Greensburg, PA
Leonard Law Group

Boundary, Easement & Neighbor Disputes

When a neighbor, boundary, driveway, or easement dispute starts affecting your property, the record matters fast.

Leonard Law Group helps Pennsylvania property owners evaluate boundary disputes, easement conflicts, driveway access problems, encroachments, fence-line issues, adverse possession concerns, blocked access, drainage conflicts, and neighbor property disputes. These cases usually turn on deeds, surveys, plans, photographs, use history, municipal records, and whether the property owner objected clearly before the other side's conduct became the new normal.

Lines

Boundary disputes

Access

Driveways and easements

Proof

Surveys and history

Direct

Attorney review

Boundary and access dispute counsel

What clients usually need to know first

Western PA

Representation for Pennsylvania property owners dealing with boundary, easement, encroachment, driveway, access, and neighbor-use disputes.

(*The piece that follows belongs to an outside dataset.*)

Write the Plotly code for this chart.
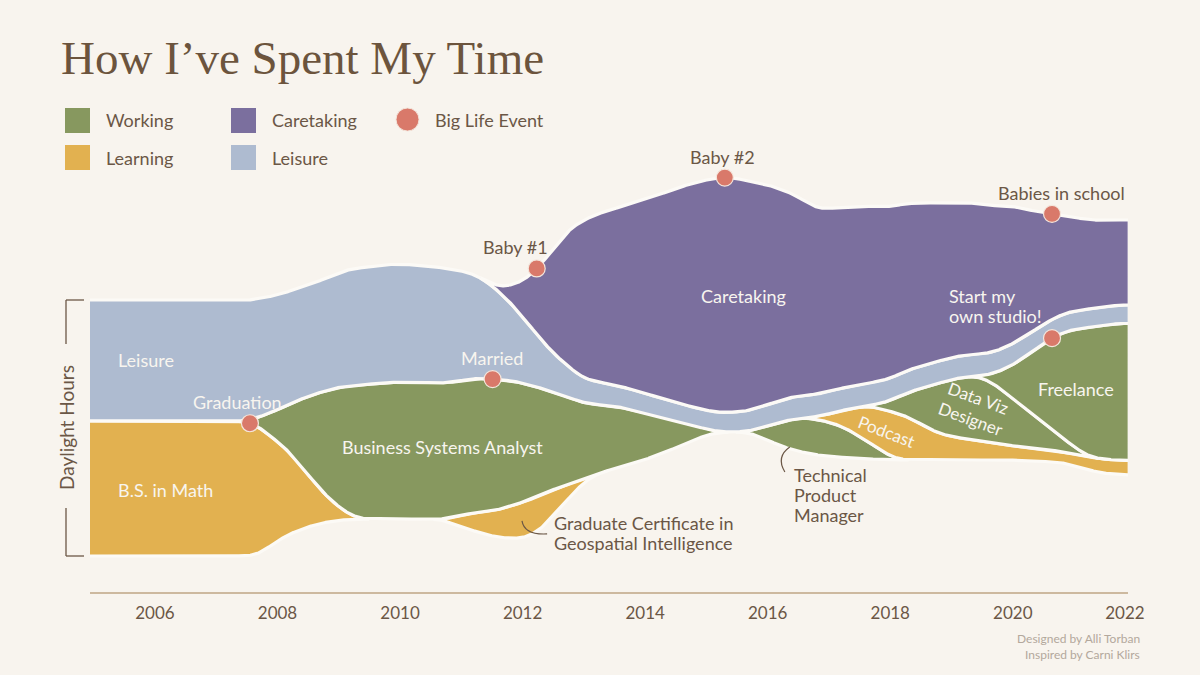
import numpy as np
import plotly.graph_objects as go

# ---------------- DATA: hours per day in each activity ----------------
# floor of the stack (hours sitting below the lowest visible band)
base_years = [2004.9, 2007.66, 2007.93, 2008.48, 2009.02, 2009.34, 2010.65, 2011.14, 2011.68,
              2011.96, 2012.23, 2012.49, 2012.77, 2013.10, 2013.59, 2014.13, 2014.68, 2015.05,
              2015.22, 2015.63, 2016.25, 2016.80, 2017.34, 2018.16, 2019.79, 2020.88, 2021.42, 2021.9]
base_hours = [0, 0, 0.81, 1.81, 2.25, 2.31, 2.31, 1.63, 1.13, 1.06, 1.44, 2.44, 3.69, 4.94, 5.56,
              6.19, 7.06, 7.63, 7.75, 7.75, 6.81, 6.31, 6.13, 6.0, 6.0, 5.81, 5.19, 5.06]

math_years = [2004.9, 2007.55, 2007.66, 2007.93, 2008.20, 2008.48, 2008.74, 2009.02, 2009.34]
math_hours = [8.44, 8.44, 8.19, 6.56, 5.13, 3.38, 1.88, 0.75, 0.0]

cert_years = [2010.70, 2011.14, 2011.68, 2011.96, 2012.23, 2012.49, 2012.77, 2013.10]
cert_hours = [0.0, 1.06, 1.81, 2.25, 2.25, 1.69, 0.88, 0.0]

tpm_years = [2015.63, 2016.08, 2016.64, 2017.06, 2017.45, 2017.78, 2018.16]
tpm_hours = [0.0, 1.13, 2.25, 2.13, 1.5, 0.75, 0.0]

podcast_years = [2016.64, 2017.18, 2017.71, 2018.16, 2018.43, 2018.81, 2019.35, 2019.90,
                 2020.44, 2020.98, 2021.42, 2021.9]
podcast_hours = [0.0, 0.9, 2.4, 2.9, 2.4, 1.63, 1.25, 0.94, 0.75, 0.7, 0.88, 0.9]

bsa_years = [2007.55, 2007.66, 2008.20, 2008.74, 2009.29, 2010.00, 2010.65, 2011.42, 2011.96,
             2012.49, 2013.05, 2013.59, 2014.13, 2014.68, 2015.05, 2015.19]
bsa_hours = [0.0, 0.44, 3.0, 6.31, 8.31, 8.56, 8.5, 8.31, 7.56, 6.13, 4.63, 3.75, 2.63, 1.19,
             0.25, 0.0]

dataviz_years = [2017.62, 2017.99, 2018.43, 2018.81, 2019.46, 2019.79, 2020.16, 2020.55,
                 2020.88, 2021.26]
dataviz_hours = [0.0, 0.63, 2.0, 3.19, 4.06, 3.5, 2.56, 1.5, 0.69, 0.0]

freelance_years = [2019.46, 2019.79, 2020.16, 2020.55, 2020.88, 2021.26, 2021.9]
freelance_hours = [0.0, 1.06, 2.94, 5.31, 6.88, 8.13, 8.6]

leisure_years = [2004.9, 2007.55, 2008.04, 2008.58, 2009.13, 2009.67, 2010.65, 2011.14, 2011.47,
                 2011.96, 2012.49, 2013.05, 2013.59, 2014.68, 2015.22, 2016.08, 2016.64, 2017.99,
                 2019.62, 2020.16, 2020.72, 2021.26, 2021.9]
leisure_hours = [7.56, 7.5, 7.13, 6.94, 7.25, 7.38, 7.25, 6.63, 5.94, 4.31, 2.44, 1.5, 1.3, 1.15,
                 1.2, 1.35, 1.4, 1.4, 1.35, 1.3, 1.15, 1.15, 1.15]

care_years = [2011.47, 2011.91, 2012.23, 2012.49, 2012.77, 2013.05, 2013.59, 2014.13, 2014.68,
              2015.32, 2015.76, 2016.31, 2016.85, 2017.71, 2018.81, 2019.90, 2020.27, 2020.64,
              2021.26, 2021.9]
care_hours = [0.0, 1.6, 4.06, 6.43, 8.74, 10.1, 11.2, 12.42, 13.79, 14.75, 14.23, 12.96, 11.56,
              11.0, 9.86, 8.86, 7.72, 6.55, 5.54, 5.29]

# life events: name, year, and the band whose upper edge the dot sits on
event_names = ["Graduation", "Married", "Baby #1", "Baby #2", "Babies in school",
               "Start my own studio!"]
event_years = [2007.55, 2011.51, 2012.23, 2015.30, 2020.64, 2020.64]
event_bands = ["B.S. in Math", "Business Systems Analyst", "Caretaking", "Caretaking",
               "Caretaking", "Freelance"]

category_names = ["Working", "Learning", "Caretaking", "Leisure"]
tick_years = [2006, 2008, 2010, 2012, 2014, 2016, 2018, 2020, 2022]
daylight_hours = 16

# ---------------- styles ----------------
BG = "#f8f4ee"
GAP = "#fcfaf6"
BROWN = "#6b5746"
TITLE_BROWN = "#6c543d"
LIGHT = "#f8f5ef"
DOT = "#d9796a"
COLORS = {"Working": "#87985f", "Learning": "#e2b150", "Caretaking": "#7b6f9e",
          "Leisure": "#aebbd0"}
FONT = "Lato, 'Open Sans', sans-serif"

# band stacking order (bottom -> top)
bands = [
    ("B.S. in Math", "Learning", math_years, math_hours),
    ("Graduate Certificate", "Learning", cert_years, cert_hours),
    ("Technical Product Manager", "Working", tpm_years, tpm_hours),
    ("Podcast", "Learning", podcast_years, podcast_hours),
    ("Business Systems Analyst", "Working", bsa_years, bsa_hours),
    ("Data Viz Designer", "Working", dataviz_years, dataviz_hours),
    ("Freelance", "Working", freelance_years, freelance_hours),
    ("Leisure", "Leisure", leisure_years, leisure_hours),
    ("Caretaking", "Caretaking", care_years, care_hours),
]


def pchip(xk, yk, x):
    """Monotone cubic curve through the key values (rendering only)."""
    xk = np.asarray(xk, float)
    yk = np.asarray(yk, float)
    h = np.diff(xk)
    d = np.diff(yk) / h
    n = len(xk)
    m = np.zeros(n)
    for k in range(1, n - 1):
        if d[k - 1] * d[k] > 0:
            w1 = 2 * h[k] + h[k - 1]
            w2 = h[k] + 2 * h[k - 1]
            m[k] = (w1 + w2) / (w1 / d[k - 1] + w2 / d[k])
    x = np.clip(x, xk[0], xk[-1])
    idx = np.clip(np.searchsorted(xk, x, side="right") - 1, 0, n - 2)
    hh = h[idx]
    s = (x - xk[idx]) / hh
    h00 = 2 * s**3 - 3 * s**2 + 1
    h10 = s**3 - 2 * s**2 + s
    h01 = -2 * s**3 + 3 * s**2
    h11 = s**3 - s**2
    return h00 * yk[idx] + h10 * hh * m[idx] + h01 * yk[idx + 1] + h11 * hh * m[idx + 1]


DT = 0.005
SIGMA = 0.15  # years; softens the stream edges
T0, T1 = base_years[0], base_years[-1]


def smooth(a, sigma=SIGMA):
    n = int(4 * sigma / DT)
    k = np.exp(-0.5 * (np.arange(-n, n + 1) * DT / sigma) ** 2)
    k /= k.sum()
    padded = np.concatenate([np.full(n, a[0]), a, np.full(n, a[-1])])
    return np.convolve(padded, k, mode="valid")


X_MIN, X_MAX = 2004.94, 2021.88
Y_MIN, Y_MAX = -2.25, 26.625

t = np.linspace(T0, T1, int(round((T1 - T0) / DT)) + 1)
EPS = 1e-6

# raw stacked boundaries
raw = [pchip(base_years, base_hours, t)]
ranges = []
for name, cat, yrs, hrs in bands:
    a = -np.inf if yrs[0] <= T0 + EPS else yrs[0]
    b = np.inf if yrs[-1] >= T1 - EPS else yrs[-1]
    thick = np.zeros_like(t)
    m = (t >= a - EPS) & (t <= b + EPS)
    thick[m] = np.maximum(pchip(yrs, hrs, t[m]), 0)
    raw.append(raw[-1] + thick)
    ranges.append((a, b))

sm = [smooth(bnd) for bnd in raw]

edges = {}
fig = go.Figure()
for i, (name, cat, yrs, hrs) in enumerate(bands):
    lower, upper = sm[i], sm[i + 1]
    edges[name] = (lower, upper)
    a, b = ranges[i]
    m = (t >= a - 2.5 * SIGMA) & (t <= b + 2.5 * SIGMA) & ((upper - lower) > 0.015)
    xs = np.concatenate([t[m], t[m][::-1]])
    ys = np.concatenate([upper[m], lower[m][::-1]])
    fig.add_trace(go.Scatter(x=xs, y=ys, mode="lines", fill="toself",
                             fillcolor=COLORS[cat], line=dict(color=GAP, width=3.2),
                             hoverinfo="skip", showlegend=False, name=name))


def top_of(band, year):
    return float(np.interp(year, t, edges[band][1]))


def mid_of(band, year):
    lo, up = edges[band]
    return float(np.interp(year, t, (lo + up) / 2))


# event dots
ev_y = [top_of(b, yr) for b, yr in zip(event_bands, event_years)]
fig.add_trace(go.Scatter(x=event_years, y=ev_y, mode="markers",
                         marker=dict(size=17, color=DOT, line=dict(color="#f4e6dc", width=1.2)),
                         hoverinfo="skip", showlegend=False, cliponaxis=False))

ann = []


def label(text, x, y, color="white", size=18, xanchor="center", yanchor="middle",
          angle=0, xshift=0, yshift=0, xref="x", yref="y", family=FONT, align="left"):
    ann.append(dict(text=text, x=x, y=y, xref=xref, yref=yref, showarrow=False,
                    xanchor=xanchor, yanchor=yanchor, textangle=angle, xshift=xshift,
                    yshift=yshift, align=align,
                    font=dict(family=family, size=size, color=color)))


# band labels
label("Leisure", 2005.36, mid_of("Leisure", 2005.36), LIGHT, xanchor="left")
label("B.S. in Math", 2005.36, mid_of("B.S. in Math", 2005.36), LIGHT, xanchor="left", yshift=-2)
label("Business Systems Analyst", 2010.70, mid_of("Business Systems Analyst", 2010.70), LIGHT,
      yshift=4)
label("Caretaking", 2015.61, mid_of("Caretaking", 2015.61), LIGHT)
label("Freelance", 2021.03, mid_of("Freelance", 2021.03), LIGHT)
label("Podcast", 2017.94, mid_of("Podcast", 2017.94), LIGHT, size=17, angle=21)
label("Data Viz<br>Designer", 2019.38, mid_of("Data Viz Designer", 2019.38), LIGHT, size=17,
      angle=20, align="center")

# event labels
ev_style = {"Graduation": (LIGHT, -12), "Married": (LIGHT, -1), "Baby #1": (BROWN, -21),
            "Baby #2": (BROWN, -2), "Babies in school": (BROWN, 9)}
for n_, x_, y_ in zip(event_names, event_years, ev_y):
    if n_ in ev_style:
        c, dx = ev_style[n_]
        label(n_, x_, y_, c, xshift=dx, yshift=21)


# multi-line callouts (20px line spacing)
def lines(text_lines, x, y_first, color):
    for i, s in enumerate(text_lines):
        label(s, x, y_first, color, xanchor="left", yshift=-20 * i)


lines(["Start my", "own studio!"], 2018.92, 16.25, LIGHT)
lines(["Technical", "Product", "Manager"], 2016.39, 5.06, BROWN)
lines(["Graduate Certificate in", "Geospatial Intelligence"], 2012.48, 2.06, BROWN)

shapes = []
# leader lines
shapes.append(dict(type="path", xref="x", yref="y",
                   path="M 2016.36,6.81 Q 2016.13,6.19 2016.28,5.25",
                   line=dict(color=BROWN, width=1.2)))
shapes.append(dict(type="path", xref="x", yref="y",
                   path="M 2011.99,2.2 Q 2012.03,1.3 2012.40,1.38",
                   line=dict(color=BROWN, width=1.2)))


# pixel -> paper helpers for layout decorations
def PX(px):
    return (px - 90) / 1038


def PY(py):
    return (592 - py) / 462


# Daylight hours bracket
for y0, y1 in [(daylight_hours, daylight_hours - 2.75), (0, 3.0)]:
    shapes.append(dict(type="line", xref="paper", yref="y", x0=PX(66), x1=PX(66), y0=y0, y1=y1,
                       line=dict(color=BROWN, width=1.3)))
    shapes.append(dict(type="line", xref="paper", yref="y", x0=PX(66), x1=PX(84), y0=y0, y1=y0,
                       line=dict(color=BROWN, width=1.3)))
label("Daylight Hours", PX(66), daylight_hours / 2, BROWN, size=19, angle=-90, xref="paper")

# title
label("How I\u2019ve Spent My Time", PX(59), PY(58), TITLE_BROWN, size=47, xanchor="left",
      xref="paper", yref="paper", family="'Liberation Serif', 'DejaVu Serif', serif")

# manual legend
legend_pos = {"Working": (65, 108), "Learning": (65, 145), "Caretaking": (231, 108),
              "Leisure": (231, 145)}
for cat in category_names:
    x0, y0 = legend_pos[cat]
    shapes.append(dict(type="rect", xref="paper", yref="paper", x0=PX(x0), x1=PX(x0 + 25),
                       y0=PY(y0), y1=PY(y0 + 25), fillcolor=COLORS[cat], line=dict(width=0)))
    label(cat, PX(x0 + 39), PY(y0 + 12.5), BROWN, xanchor="left", xref="paper", yref="paper")
shapes.append(dict(type="circle", xref="paper", yref="paper", x0=PX(396), x1=PX(419),
                   y0=PY(108), y1=PY(131), fillcolor=DOT, line=dict(color="#f4e6dc", width=1)))
label("Big Life Event", PX(433), PY(120), BROWN, xanchor="left", xref="paper", yref="paper")

# credits
label("Designed by Alli Torban", PX(1142), PY(638), "#b3a89c", size=12, xanchor="right",
      xref="paper", yref="paper")
label("Inspired by Carni Klirs", PX(1142), PY(654), "#b3a89c", size=12, xanchor="right",
      xref="paper", yref="paper")

tickvals = [min(y, X_MAX - 0.05) for y in tick_years]

fig.update_layout(
    width=1200, height=675,
    paper_bgcolor=BG, plot_bgcolor=BG,
    margin=dict(l=90, r=72, t=130, b=83),
    showlegend=False,
    annotations=ann,
    shapes=shapes,
    xaxis=dict(range=[X_MIN, X_MAX], showgrid=False, zeroline=False, showline=True,
               linecolor="#cdb99f", linewidth=2, tickvals=tickvals,
               ticktext=[str(y) for y in tick_years], ticks="outside", ticklen=5,
               tickcolor=BG, tickfont=dict(family=FONT, size=17, color=BROWN),
               fixedrange=True),
    yaxis=dict(range=[Y_MIN, Y_MAX], visible=False, fixedrange=True),
)

fig.write_html("out.html")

Real estate work is led by Tim Leonard from a Greensburg office serving Westmoreland County and Western Pennsylvania.

Focused on the records that usually matter: deeds, surveys, subdivision plans, title materials, tax maps, photographs, municipal records, and communications with the neighbor.

Useful before small encroachments turn into ownership claims, access patterns, prescriptive easement arguments, or expensive litigation.

Why timing matters

A neighbor dispute can feel informal until it suddenly changes access, title, sale value, insurance risk, or daily use of the property. The earlier the deed, survey, use history, photographs, and communications are organized, the easier it is to decide whether the first move should be a demand letter, negotiated fix, permission agreement, injunction, ejectment, or another formal remedy.

Start Here

Boundary and access disputes get harder when the other side keeps using the property and nobody creates a clear record.

A fence, driveway, shed, tree line, drainage path, parking pattern, or blocked access issue may look like a neighborhood disagreement at first. But long-term use can create legal and practical risk. The first review should identify the deed language, survey evidence, historic use, written permission or objection, and what pressure makes sense before the dispute hardens.

Firm fit

Leonard Law Group is built for matters that need practical judgment early, clear communication, and leverage that improves with preparation.

Get the land record organized

The deed, survey, subdivision plan, title materials, tax map, and municipal records usually frame what the property lines, easements, and access rights actually say.

Document what is happening now

Photographs, video, dates, measurements, contractor records, and neighbor communications can show whether the issue is new, recurring, expanding, or being treated as permanent.

Preserve permission or objection

If a neighbor is using your land, blocking access, or building across a line, silence can make the story worse. The right written response depends on the documents and the risk.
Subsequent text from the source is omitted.